GOAL - Take the lines from the top down to and including the one with "(0,0) rectangle (474,551);" and repeat them exactly. Omit images.
== GIVEN DATA ==
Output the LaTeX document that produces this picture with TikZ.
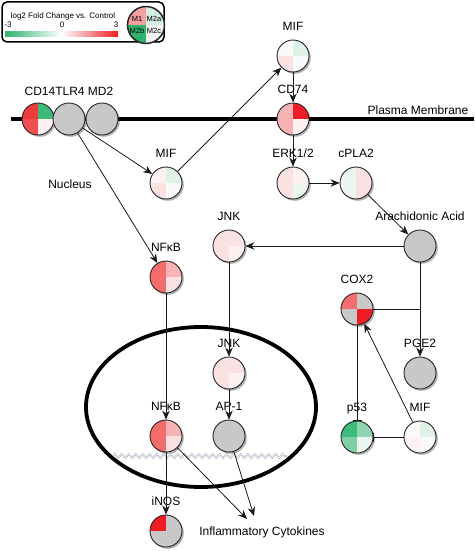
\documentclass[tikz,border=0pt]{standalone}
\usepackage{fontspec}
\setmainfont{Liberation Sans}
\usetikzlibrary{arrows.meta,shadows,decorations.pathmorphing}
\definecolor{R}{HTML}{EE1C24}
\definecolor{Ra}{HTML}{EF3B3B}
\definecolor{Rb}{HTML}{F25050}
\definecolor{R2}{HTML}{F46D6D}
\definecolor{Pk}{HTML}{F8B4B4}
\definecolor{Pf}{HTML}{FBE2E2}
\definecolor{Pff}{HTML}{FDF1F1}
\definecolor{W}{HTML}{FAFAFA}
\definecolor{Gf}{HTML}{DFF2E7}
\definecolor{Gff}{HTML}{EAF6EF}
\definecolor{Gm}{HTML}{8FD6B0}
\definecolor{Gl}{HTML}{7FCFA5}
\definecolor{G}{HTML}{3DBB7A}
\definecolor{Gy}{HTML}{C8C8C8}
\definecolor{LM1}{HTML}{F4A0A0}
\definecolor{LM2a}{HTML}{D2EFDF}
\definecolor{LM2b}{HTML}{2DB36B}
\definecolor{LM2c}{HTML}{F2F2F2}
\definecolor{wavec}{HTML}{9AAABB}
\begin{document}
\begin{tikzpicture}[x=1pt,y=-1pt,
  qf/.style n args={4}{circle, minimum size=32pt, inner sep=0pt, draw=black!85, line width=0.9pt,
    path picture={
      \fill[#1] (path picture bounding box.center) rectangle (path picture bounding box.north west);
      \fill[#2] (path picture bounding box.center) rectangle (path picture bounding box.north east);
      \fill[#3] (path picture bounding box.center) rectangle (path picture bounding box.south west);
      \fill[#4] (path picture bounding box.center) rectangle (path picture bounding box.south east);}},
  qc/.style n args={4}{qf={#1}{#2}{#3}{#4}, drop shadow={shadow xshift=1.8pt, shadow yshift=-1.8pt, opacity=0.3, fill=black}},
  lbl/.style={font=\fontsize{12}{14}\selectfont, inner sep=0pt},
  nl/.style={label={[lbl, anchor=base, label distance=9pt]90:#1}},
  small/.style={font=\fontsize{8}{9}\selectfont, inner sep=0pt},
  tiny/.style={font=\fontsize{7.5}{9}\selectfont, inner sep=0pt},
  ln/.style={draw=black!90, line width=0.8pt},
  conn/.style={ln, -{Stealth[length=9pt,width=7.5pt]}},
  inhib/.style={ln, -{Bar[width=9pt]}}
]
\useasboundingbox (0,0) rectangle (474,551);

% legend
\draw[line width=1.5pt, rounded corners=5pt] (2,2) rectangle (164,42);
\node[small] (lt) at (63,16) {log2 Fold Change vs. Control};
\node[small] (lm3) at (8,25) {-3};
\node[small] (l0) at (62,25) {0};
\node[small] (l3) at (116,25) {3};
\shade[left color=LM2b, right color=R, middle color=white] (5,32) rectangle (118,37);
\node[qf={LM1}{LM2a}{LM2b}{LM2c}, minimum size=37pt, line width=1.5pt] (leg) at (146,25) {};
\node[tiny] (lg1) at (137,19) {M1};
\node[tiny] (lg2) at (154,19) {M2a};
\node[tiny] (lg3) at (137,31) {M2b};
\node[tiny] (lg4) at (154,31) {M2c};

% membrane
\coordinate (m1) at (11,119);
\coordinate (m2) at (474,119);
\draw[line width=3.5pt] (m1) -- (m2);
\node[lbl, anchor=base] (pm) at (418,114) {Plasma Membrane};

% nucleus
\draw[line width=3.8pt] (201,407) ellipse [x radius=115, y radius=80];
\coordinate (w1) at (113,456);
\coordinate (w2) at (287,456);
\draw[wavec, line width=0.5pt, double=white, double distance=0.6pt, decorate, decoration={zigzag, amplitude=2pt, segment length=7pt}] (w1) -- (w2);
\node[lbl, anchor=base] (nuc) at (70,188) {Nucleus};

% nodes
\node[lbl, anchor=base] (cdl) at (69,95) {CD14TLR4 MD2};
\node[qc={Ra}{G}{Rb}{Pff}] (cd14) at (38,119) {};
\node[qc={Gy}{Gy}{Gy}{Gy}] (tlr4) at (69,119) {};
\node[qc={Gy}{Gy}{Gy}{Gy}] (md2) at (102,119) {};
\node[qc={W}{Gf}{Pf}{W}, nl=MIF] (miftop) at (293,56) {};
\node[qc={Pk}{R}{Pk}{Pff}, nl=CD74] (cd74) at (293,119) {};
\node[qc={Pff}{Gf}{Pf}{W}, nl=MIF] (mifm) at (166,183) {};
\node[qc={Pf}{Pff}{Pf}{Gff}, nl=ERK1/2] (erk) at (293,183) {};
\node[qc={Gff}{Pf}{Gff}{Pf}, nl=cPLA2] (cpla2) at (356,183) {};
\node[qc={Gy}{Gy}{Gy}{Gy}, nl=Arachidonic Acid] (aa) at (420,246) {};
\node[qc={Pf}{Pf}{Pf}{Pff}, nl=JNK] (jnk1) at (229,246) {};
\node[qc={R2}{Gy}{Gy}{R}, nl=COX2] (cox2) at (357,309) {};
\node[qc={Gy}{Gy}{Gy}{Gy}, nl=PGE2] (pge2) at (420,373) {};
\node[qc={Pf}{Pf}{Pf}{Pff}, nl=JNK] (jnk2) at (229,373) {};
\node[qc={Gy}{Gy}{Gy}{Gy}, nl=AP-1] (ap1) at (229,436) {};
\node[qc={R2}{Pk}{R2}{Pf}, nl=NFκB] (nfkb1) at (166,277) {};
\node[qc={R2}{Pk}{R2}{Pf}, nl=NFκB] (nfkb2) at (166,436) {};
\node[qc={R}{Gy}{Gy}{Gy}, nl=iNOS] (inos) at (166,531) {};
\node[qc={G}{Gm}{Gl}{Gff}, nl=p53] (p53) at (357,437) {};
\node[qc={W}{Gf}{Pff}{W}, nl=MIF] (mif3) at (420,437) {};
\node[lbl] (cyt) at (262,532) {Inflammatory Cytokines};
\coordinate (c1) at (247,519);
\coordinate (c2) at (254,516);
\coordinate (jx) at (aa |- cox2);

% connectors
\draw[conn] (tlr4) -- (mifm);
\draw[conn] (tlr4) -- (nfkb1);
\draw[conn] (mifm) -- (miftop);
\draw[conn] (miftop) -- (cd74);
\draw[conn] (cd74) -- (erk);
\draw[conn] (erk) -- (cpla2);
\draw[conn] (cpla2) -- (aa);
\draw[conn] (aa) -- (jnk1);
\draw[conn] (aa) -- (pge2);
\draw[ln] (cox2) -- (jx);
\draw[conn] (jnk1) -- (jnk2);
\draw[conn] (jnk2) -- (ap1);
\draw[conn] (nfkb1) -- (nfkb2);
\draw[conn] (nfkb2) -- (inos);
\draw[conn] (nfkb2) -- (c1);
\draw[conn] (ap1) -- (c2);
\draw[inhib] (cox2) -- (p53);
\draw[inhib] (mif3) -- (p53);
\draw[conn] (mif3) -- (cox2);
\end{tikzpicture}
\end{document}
===
RESPONSE TO THE TASK -
Output the LaTeX document that produces this picture with TikZ.
\documentclass[tikz,border=0pt]{standalone}
\usepackage{fontspec}
\setmainfont{Liberation Sans}
\usetikzlibrary{arrows.meta,shadows,decorations.pathmorphing}
\definecolor{R}{HTML}{EE1C24}
\definecolor{Ra}{HTML}{EF3B3B}
\definecolor{Rb}{HTML}{F25050}
\definecolor{R2}{HTML}{F46D6D}
\definecolor{Pk}{HTML}{F8B4B4}
\definecolor{Pf}{HTML}{FBE2E2}
\definecolor{Pff}{HTML}{FDF1F1}
\definecolor{W}{HTML}{FAFAFA}
\definecolor{Gf}{HTML}{DFF2E7}
\definecolor{Gff}{HTML}{EAF6EF}
\definecolor{Gm}{HTML}{8FD6B0}
\definecolor{Gl}{HTML}{7FCFA5}
\definecolor{G}{HTML}{3DBB7A}
\definecolor{Gy}{HTML}{C8C8C8}
\definecolor{LM1}{HTML}{F4A0A0}
\definecolor{LM2a}{HTML}{D2EFDF}
\definecolor{LM2b}{HTML}{2DB36B}
\definecolor{LM2c}{HTML}{F2F2F2}
\definecolor{wavec}{HTML}{9AAABB}
\begin{document}
\begin{tikzpicture}[x=1pt,y=-1pt,
  qf/.style n args={4}{circle, minimum size=32pt, inner sep=0pt, draw=black!85, line width=0.9pt,
    path picture={
      \fill[#1] (path picture bounding box.center) rectangle (path picture bounding box.north west);
      \fill[#2] (path picture bounding box.center) rectangle (path picture bounding box.north east);
      \fill[#3] (path picture bounding box.center) rectangle (path picture bounding box.south west);
      \fill[#4] (path picture bounding box.center) rectangle (path picture bounding box.south east);}},
  qc/.style n args={4}{qf={#1}{#2}{#3}{#4}, drop shadow={shadow xshift=1.8pt, shadow yshift=-1.8pt, opacity=0.3, fill=black}},
  lbl/.style={font=\fontsize{12}{14}\selectfont, inner sep=0pt},
  nl/.style={label={[lbl, anchor=base, label distance=9pt]90:#1}},
  small/.style={font=\fontsize{8}{9}\selectfont, inner sep=0pt},
  tiny/.style={font=\fontsize{7.5}{9}\selectfont, inner sep=0pt},
  ln/.style={draw=black!90, line width=0.8pt},
  conn/.style={ln, -{Stealth[length=9pt,width=7.5pt]}},
  inhib/.style={ln, -{Bar[width=9pt]}}
]
\useasboundingbox (0,0) rectangle (474,551);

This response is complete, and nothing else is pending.